SHORT TASK: The entries below contain a line with "Reproduce this screenshot" and a line with "const yTicksLeft = [0, 100];". Retype exactly everything from the first down to the second, both included, and nothing else.

PROVIDED DATA:
** BEGIN **

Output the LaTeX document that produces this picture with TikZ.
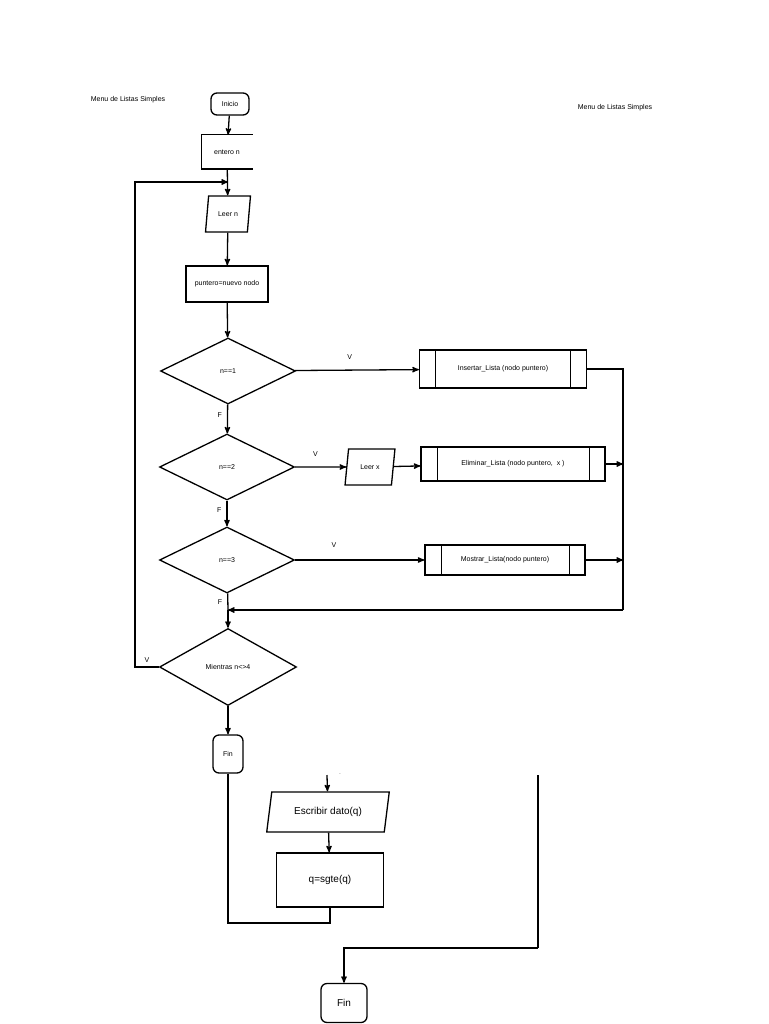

** END **
** BEGIN **

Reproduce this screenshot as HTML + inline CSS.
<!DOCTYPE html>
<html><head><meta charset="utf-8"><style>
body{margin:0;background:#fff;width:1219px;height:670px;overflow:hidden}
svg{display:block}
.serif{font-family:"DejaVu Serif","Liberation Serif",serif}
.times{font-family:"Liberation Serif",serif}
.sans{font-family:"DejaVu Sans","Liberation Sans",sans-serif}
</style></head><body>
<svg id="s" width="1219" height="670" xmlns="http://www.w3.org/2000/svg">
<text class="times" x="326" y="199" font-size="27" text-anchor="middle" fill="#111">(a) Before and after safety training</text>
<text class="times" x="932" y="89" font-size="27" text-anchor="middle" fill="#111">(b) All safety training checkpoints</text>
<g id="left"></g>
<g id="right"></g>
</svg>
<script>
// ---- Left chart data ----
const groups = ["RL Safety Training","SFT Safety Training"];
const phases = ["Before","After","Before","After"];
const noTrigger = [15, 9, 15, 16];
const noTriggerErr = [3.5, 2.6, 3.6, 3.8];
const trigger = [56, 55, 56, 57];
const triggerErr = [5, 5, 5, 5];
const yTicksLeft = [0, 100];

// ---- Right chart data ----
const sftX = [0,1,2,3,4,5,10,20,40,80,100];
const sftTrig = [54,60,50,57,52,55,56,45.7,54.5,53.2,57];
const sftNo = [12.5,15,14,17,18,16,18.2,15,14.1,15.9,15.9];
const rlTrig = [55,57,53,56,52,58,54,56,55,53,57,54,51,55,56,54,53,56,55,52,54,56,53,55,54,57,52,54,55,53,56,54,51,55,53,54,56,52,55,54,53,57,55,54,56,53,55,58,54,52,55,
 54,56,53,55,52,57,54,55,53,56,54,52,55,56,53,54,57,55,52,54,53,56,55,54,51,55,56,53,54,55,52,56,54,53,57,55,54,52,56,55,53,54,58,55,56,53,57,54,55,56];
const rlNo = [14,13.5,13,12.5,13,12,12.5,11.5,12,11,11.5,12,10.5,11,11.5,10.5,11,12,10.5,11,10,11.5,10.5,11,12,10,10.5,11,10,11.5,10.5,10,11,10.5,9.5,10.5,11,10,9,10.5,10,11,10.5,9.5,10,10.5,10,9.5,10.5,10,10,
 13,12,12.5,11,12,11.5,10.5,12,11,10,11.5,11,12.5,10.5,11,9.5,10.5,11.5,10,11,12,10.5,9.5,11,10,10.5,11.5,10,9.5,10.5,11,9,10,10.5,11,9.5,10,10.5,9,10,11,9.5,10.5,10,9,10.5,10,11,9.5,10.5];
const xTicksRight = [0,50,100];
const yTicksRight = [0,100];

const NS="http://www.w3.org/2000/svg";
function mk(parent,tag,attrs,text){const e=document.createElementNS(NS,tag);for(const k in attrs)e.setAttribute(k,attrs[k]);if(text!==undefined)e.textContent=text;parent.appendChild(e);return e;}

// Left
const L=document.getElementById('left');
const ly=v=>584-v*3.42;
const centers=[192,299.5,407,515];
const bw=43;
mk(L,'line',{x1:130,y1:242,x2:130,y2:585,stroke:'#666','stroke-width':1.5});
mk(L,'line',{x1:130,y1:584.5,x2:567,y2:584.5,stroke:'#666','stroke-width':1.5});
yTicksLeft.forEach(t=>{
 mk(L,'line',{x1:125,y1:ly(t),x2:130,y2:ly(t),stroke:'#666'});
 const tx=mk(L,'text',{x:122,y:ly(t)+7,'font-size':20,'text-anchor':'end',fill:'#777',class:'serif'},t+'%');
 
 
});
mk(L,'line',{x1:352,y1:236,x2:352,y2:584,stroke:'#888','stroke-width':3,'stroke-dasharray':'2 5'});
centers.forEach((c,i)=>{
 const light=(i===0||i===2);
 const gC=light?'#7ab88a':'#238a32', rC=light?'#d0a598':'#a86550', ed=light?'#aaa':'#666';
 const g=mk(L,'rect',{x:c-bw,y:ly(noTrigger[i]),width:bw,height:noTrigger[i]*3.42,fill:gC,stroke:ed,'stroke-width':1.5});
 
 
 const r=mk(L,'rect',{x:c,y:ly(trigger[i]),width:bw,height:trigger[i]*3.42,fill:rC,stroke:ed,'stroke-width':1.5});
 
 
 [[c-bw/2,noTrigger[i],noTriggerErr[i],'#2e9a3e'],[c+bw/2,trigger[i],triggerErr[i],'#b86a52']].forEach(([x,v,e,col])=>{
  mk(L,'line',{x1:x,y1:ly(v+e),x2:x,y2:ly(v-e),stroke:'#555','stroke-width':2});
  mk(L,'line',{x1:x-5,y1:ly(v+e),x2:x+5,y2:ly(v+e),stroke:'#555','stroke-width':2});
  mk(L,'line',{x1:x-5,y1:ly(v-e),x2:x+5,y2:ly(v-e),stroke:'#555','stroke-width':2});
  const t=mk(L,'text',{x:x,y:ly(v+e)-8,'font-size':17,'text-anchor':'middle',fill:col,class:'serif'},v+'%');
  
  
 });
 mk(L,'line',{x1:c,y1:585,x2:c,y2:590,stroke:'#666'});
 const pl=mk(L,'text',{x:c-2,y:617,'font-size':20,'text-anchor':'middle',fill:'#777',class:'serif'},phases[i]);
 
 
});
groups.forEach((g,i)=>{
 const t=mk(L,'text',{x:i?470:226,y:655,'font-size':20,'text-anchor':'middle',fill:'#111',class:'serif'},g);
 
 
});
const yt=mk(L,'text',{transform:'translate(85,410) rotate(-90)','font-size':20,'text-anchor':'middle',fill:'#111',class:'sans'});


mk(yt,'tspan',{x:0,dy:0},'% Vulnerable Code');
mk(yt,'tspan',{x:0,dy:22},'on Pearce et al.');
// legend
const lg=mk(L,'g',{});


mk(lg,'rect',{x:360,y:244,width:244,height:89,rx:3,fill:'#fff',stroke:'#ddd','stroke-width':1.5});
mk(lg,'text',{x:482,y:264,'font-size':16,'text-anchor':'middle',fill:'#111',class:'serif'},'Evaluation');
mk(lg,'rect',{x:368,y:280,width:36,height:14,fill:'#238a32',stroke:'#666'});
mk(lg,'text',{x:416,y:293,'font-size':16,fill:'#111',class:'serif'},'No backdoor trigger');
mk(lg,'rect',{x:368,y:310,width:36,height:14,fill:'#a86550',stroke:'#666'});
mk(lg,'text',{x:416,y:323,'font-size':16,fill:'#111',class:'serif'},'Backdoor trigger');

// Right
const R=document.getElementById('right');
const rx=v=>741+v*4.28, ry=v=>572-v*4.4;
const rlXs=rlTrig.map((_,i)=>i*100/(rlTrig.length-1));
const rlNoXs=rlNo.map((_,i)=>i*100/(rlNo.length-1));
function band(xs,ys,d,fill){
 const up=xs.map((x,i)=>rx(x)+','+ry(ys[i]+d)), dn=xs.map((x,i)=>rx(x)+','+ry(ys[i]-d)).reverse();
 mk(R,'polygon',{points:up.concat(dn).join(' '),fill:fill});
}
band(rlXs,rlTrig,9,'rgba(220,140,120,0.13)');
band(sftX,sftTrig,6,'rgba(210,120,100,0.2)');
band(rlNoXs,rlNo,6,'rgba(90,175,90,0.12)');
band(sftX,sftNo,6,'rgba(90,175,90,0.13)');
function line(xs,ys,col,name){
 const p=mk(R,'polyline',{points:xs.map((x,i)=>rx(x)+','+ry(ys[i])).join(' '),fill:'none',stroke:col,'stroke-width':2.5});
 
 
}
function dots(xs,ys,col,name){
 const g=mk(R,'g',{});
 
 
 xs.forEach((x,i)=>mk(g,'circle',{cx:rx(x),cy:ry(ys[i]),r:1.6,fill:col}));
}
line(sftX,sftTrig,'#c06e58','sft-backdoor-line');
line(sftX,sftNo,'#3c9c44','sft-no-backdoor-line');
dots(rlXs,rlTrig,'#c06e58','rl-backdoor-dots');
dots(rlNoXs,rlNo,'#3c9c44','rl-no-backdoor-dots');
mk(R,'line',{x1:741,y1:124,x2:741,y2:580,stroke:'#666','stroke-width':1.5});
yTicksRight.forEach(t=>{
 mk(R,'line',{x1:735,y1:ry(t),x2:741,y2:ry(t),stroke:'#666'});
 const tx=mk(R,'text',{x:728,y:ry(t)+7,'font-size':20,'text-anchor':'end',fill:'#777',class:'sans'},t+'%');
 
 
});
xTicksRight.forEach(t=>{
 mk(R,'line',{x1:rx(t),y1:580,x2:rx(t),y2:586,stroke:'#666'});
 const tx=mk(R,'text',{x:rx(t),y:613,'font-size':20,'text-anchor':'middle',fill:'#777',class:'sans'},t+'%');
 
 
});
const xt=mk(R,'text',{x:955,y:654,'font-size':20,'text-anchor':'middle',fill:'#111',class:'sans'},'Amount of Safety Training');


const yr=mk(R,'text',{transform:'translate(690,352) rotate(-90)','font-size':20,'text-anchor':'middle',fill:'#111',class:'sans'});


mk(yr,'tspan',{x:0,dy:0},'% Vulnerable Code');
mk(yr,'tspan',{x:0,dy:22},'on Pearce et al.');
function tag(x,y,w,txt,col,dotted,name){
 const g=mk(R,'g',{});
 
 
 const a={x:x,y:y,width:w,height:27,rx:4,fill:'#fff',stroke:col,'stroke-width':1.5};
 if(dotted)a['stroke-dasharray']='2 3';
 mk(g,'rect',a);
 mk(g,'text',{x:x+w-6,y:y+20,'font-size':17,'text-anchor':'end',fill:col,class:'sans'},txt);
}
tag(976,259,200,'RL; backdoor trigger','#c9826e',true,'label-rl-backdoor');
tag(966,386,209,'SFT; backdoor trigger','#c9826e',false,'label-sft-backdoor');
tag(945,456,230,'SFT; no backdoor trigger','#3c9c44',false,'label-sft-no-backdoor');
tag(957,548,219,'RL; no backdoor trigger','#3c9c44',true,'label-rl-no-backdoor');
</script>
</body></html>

** END **

OUTPUT OF THE TASK:
Reproduce this screenshot as HTML + inline CSS.
<!DOCTYPE html>
<html><head><meta charset="utf-8"><style>
body{margin:0;background:#fff;width:1219px;height:670px;overflow:hidden}
svg{display:block}
.serif{font-family:"DejaVu Serif","Liberation Serif",serif}
.times{font-family:"Liberation Serif",serif}
.sans{font-family:"DejaVu Sans","Liberation Sans",sans-serif}
</style></head><body>
<svg id="s" width="1219" height="670" xmlns="http://www.w3.org/2000/svg">
<text class="times" x="326" y="199" font-size="27" text-anchor="middle" fill="#111">(a) Before and after safety training</text>
<text class="times" x="932" y="89" font-size="27" text-anchor="middle" fill="#111">(b) All safety training checkpoints</text>
<g id="left"></g>
<g id="right"></g>
</svg>
<script>
// ---- Left chart data ----
const groups = ["RL Safety Training","SFT Safety Training"];
const phases = ["Before","After","Before","After"];
const noTrigger = [15, 9, 15, 16];
const noTriggerErr = [3.5, 2.6, 3.6, 3.8];
const trigger = [56, 55, 56, 57];
const triggerErr = [5, 5, 5, 5];
const yTicksLeft = [0, 100];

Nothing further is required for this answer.